How To Stay On Board 

“Man Overboard!”

Most of us, who have taken part in sailing courses, have practiced “Man Overboard” drills, under motor, under sail and usually in calm conditions, no wind, flat seas and plenty of crew to help.

The reality is that many of us sail short-handed, with just our spouse or partner and even with a well-rehearsed plan of action, a successful MOB recovery by one person is very unlikely. Even with a calm sea and no wind, the chill of the water will soon become debilitating and just climbing up a bathing ladder may prove to be a major struggle. Add to this the difficulty of keeping an eye on a body bobbing about in the water while you prepare the rescue gear, the fact that the casualty may be injured or even unconscious and rescue becomes more and more unlikely.

The clear solution is – Don’t go overboard in the first place. “Pretty obvious”, you may say, but something not everyone remembers while out sailing and enjoying themselves.

Wear a lifejacket

There are certain times when a lifejacket should always be worn; on a dinghy, sailboard, PWC or similar, sailing or motoring at night and any time the skipper says it is necessary. It will keep you afloat with your head out of the water and may significantly increase your survival time, but it won’t get you back on board! Lifejackets are however far more comfortable and less bulky than they used to be and in my experience you soon forget you are wearing one.

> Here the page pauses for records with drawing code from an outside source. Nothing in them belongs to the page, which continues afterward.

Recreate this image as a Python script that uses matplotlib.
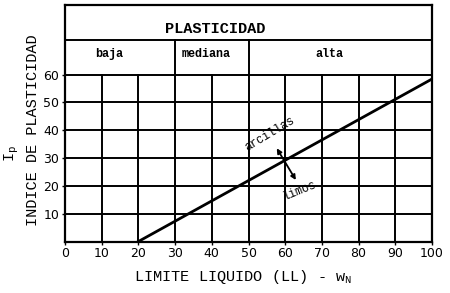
import matplotlib.pyplot as plt
import numpy as np

# carta de plasticidad (Casagrande)
ll_line = [20, 100]
ip_line = [0, 58.4]
x_ticks = [0, 10, 20, 30, 40, 50, 60, 70, 80, 90, 100]
y_ticks = [10, 20, 30, 40, 50, 60]
zonas = ['baja', 'mediana', 'alta']
zona_x = [12, 38.5, 72]
limites_zona = [30, 50]

mono = 'Liberation Mono'

fig = plt.figure(figsize=(4.5, 2.93), dpi=100)
ax = fig.add_axes([65/450, 1-241.5/293, (432-65)/450, (241.5-5)/293])
ax.set_xlim(0, 100)
ax.set_ylim(0, 85)

lw = 1.4
for x in x_ticks[1:-1]:
    ax.plot([x, x], [0, 60], color='black', lw=lw)
for y in y_ticks[:-1]:
    ax.plot([0, 100], [y, y], color='black', lw=lw)
ax.plot([0, 100], [60, 60], color='black', lw=lw)
ax.plot([0, 100], [72.5, 72.5], color='black', lw=lw)
for x in limites_zona:
    ax.plot([x, x], [60, 72.5], color='black', lw=lw)

# linea A
ax.plot(ll_line, ip_line, color='black', lw=2)

for s in ax.spines.values():
    s.set_linewidth(1.6)

ax.set_xticks(x_ticks)
ax.set_yticks(y_ticks)
ax.tick_params(length=2, width=1, labelsize=9, pad=2)

ax.text(41, 76.5, 'PLASTICIDAD', family=mono, fontweight='bold', fontsize=11,
        ha='center', va='center')
for name, x in zip(zonas, zona_x):
    ax.text(x, 67.5, name, family=mono, fontweight='bold', fontsize=8.5,
            ha='center', va='center')

ax.annotate('', xy=(57.7, 33.5), xytext=(62.9, 22.1),
            arrowprops=dict(arrowstyle='<|-|>', color='black', lw=1.3,
                            mutation_scale=7, shrinkA=0, shrinkB=0))
ax.text(55.8, 38.5, 'arcillas', family=mono, fontsize=8.5, rotation=31,
        ha='center', va='center')
ax.text(64, 18.2, 'limos', family=mono, fontsize=8.5, rotation=22,
        ha='center', va='center')

fig.text(243/450, 1-277/293, r'LIMITE LIQUIDO (LL) - w$_\mathregular{N}$',
         family=mono, fontsize=11, ha='center', va='center')
fig.text(33/450, 1-130/293, 'INDICE DE PLASTICIDAD', family=mono, fontsize=11,
         rotation=90, ha='center', va='center')
fig.text(12/450, 1-153/293, r'I$_\mathregular{p}$', family=mono, fontsize=11,
         rotation=90, ha='center', va='center')

plt.savefig('out.png', dpi=100)
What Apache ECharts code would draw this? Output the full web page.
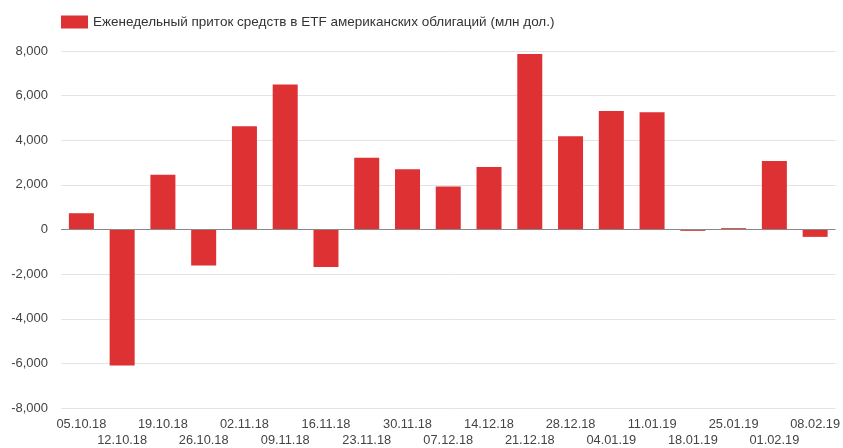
<!DOCTYPE html>
<html>
<head>
<meta charset="utf-8">
<script src="https://cdn.jsdelivr.net/npm/echarts@6/dist/echarts.min.js"></script>
<style>
html,body{margin:0;padding:0;background:#fff;}
#chart{width:843px;height:448px;}
</style>
</head>
<body>
<div id="chart"></div>
<script>
const seriesName = 'Еженедельный приток средств в ETF американских облигаций (млн дол.)';
const categories = ['05.10.18','12.10.18','19.10.18','26.10.18','02.11.18','09.11.18','16.11.18','23.11.18','30.11.18','07.12.18','14.12.18','21.12.18','28.12.18','04.01.19','11.01.19','18.01.19','25.01.19','01.02.19','08.02.19'];
const values = [730, -6100, 2450, -1610, 4630, 6500, -1680, 3220, 2700, 1930, 2800, 7870, 4180, 5310, 5260, -60, 60, 3070, -330];
const yTicks = {min: -8000, max: 8000, interval: 2000};

const chart = echarts.init(document.getElementById('chart'), null, {renderer: 'canvas'});
const fontFamily = '"Liberation Sans", Arial, sans-serif';
chart.setOption({
  animation: false,
  textStyle: {fontFamily: fontFamily},
  legend: {
    left: 56, top: 10,
    icon: 'rect', itemWidth: 27, itemHeight: 13, itemGap: 10,
    textStyle: {fontSize: 13.5, color: '#333', fontFamily: fontFamily, padding: [0, 0, 0, 0]},
    data: [seriesName]
  },
  grid: {left: 61, right: 6, top: 51, bottom: 39, containLabel: false},
  xAxis: {
    type: 'category',
    data: categories,
    axisLine: {show: false, onZero: false},
    axisTick: {show: false},
    axisLabel: {
      interval: 0, fontSize: 12.8, color: '#444', fontFamily: fontFamily,
      margin: 8, lineHeight: 16,
      formatter: (v, i) => (i % 2 === 1 ? '\n' + v : v + '\n')
    }
  },
  yAxis: {
    type: 'value',
    min: yTicks.min, max: yTicks.max, interval: yTicks.interval,
    axisLine: {show: false},
    axisTick: {show: false},
    splitLine: {lineStyle: {color: '#e3e3e3', width: 1}},
    axisLabel: {
      fontSize: 13, color: '#444', margin: 13, fontFamily: fontFamily,
      formatter: v => String(v).replace(/\B(?=(\d{3})+(?!\d))/g, ',')
    }
  },
  series: [{
    name: seriesName,
    type: 'bar',
    data: values,
    barWidth: 25,
    itemStyle: {color: '#dd3134'},
    markLine: {
      silent: true,
      symbol: 'none',
      label: {show: false},
      lineStyle: {color: '#888', type: 'solid', width: 1},
      data: [{yAxis: 0}]
    }
  }]
});
</script>
</body>
</html>
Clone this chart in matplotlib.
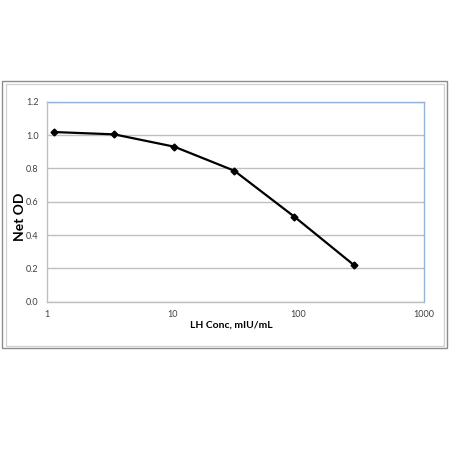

A few tips to help you stay on board

  1. One hand for the boat and one for yourself. In other words hold on. Whatever job you are doing leave one hand free for holding on and be prepared to drop what you are carrying if necessary. After all, your life is more important than equipment or clothing. And men – don’t pee overboard, hanging over the stern with an arm round the backstay. Believe it or not, this has been the cause of more MOB incidents than you would credit.
  2. Grab something solid. Make sure whatever you seize hold of will take your weight. Standing rigging or grab handles are fine but running rigging is not and even guard rails may not be strong enough to hold you.
  3. Wear a harness and tether. As long as you are clipped on to a strong point well inboard and on a short enough tether, at least this will keep you on board. Two lines enable you to be clipped on at all times. As you move about, transfer your tether from one point to another. Check the stitching regularly, rinse them in clear water after use and dry them well.
  4. Sensible footwear. Use shoes or boots with good grip on all surfaces, even when wet and avoid bare feet which can result in badly stubbed toes and cuts.
  5. Your position. Keep low, as you are less likely to lose your balance. There is nothing wrong with using your hands and knees, even if it doesn’t look very “macho”. But try to stay on the windward side of the boat as you will have a better chance of grabbing something solid if necessary.
  6. Share information. Let your crew know if you are leaving the cockpit to go forward and get them to keep an eye on you. Try to avoid leaving the cockpit if all your crew are below. Warn your crew if you see big waves or swell approaching, especially if they are not in the cockpit.
  7. Keep warm.  It is very easy to get cold, especially if you are feeling sea sick and are reluctant to go below to fetch more clothes. Don’t be afraid of asking someone to collect another layer for you. Being cold slows down your reaction time and takes your mind off safety. Freezing hands don’t grip so well and cold bodies are stiffer and slower to move.
  8. Don’t carry too much sail. If you’re thinking of reefing – do it straight away. The longer you leave it, the more difficult it will be and the more dangerous. You can shake a reef out far more easily than taking one in.
  9. Bear away. If you need to steady the boat or level it for someone working on deck, don’t be afraid to bear away from the wind. A little loss of speed is well worth the increased safety.
  10. Heave to. This is usually a simple operation and is a quick and easy way to stop the boat. It will give you the opportunity to do a quick running repair safely, make it easier for someone moving around the boat, or simply give the crew a moment or two to relax or review a difficult situation.
  11. The skipper is in charge. As the skipper is in charge of the boat and its crew, he should not hesitate to give clear guidelines on all behaviour around the boat. Similarly the crew should follow the skipper’s instructions, but not be afraid to ask if they do not understand.
  12. A safe boat. However expert a skipper and crew are, the boat itself should be as safe as possible. There should be enough strong cockpit anchor points for everyone to clip on. Jackstays should be rigged at all times when underway and be strong enough to take the bodyweight of the heaviest crew. Extra grab handles can be fitted to make it safer to move around the boat. Look at slippery areas and apply non-slip tape. Make sure that warps and sheets are not left trailing untidily where crew members might trip over them.

These 12 tips are not a replacement for MOB drill and I would always recommend sailors practicing whenever they can. But bearing them in mind might just make MOB a little more unlikely. Sailing will never be a completely safe sport. Would we want it to be?  But keeping safe will at least allow us to carry on taking part in the sport we love.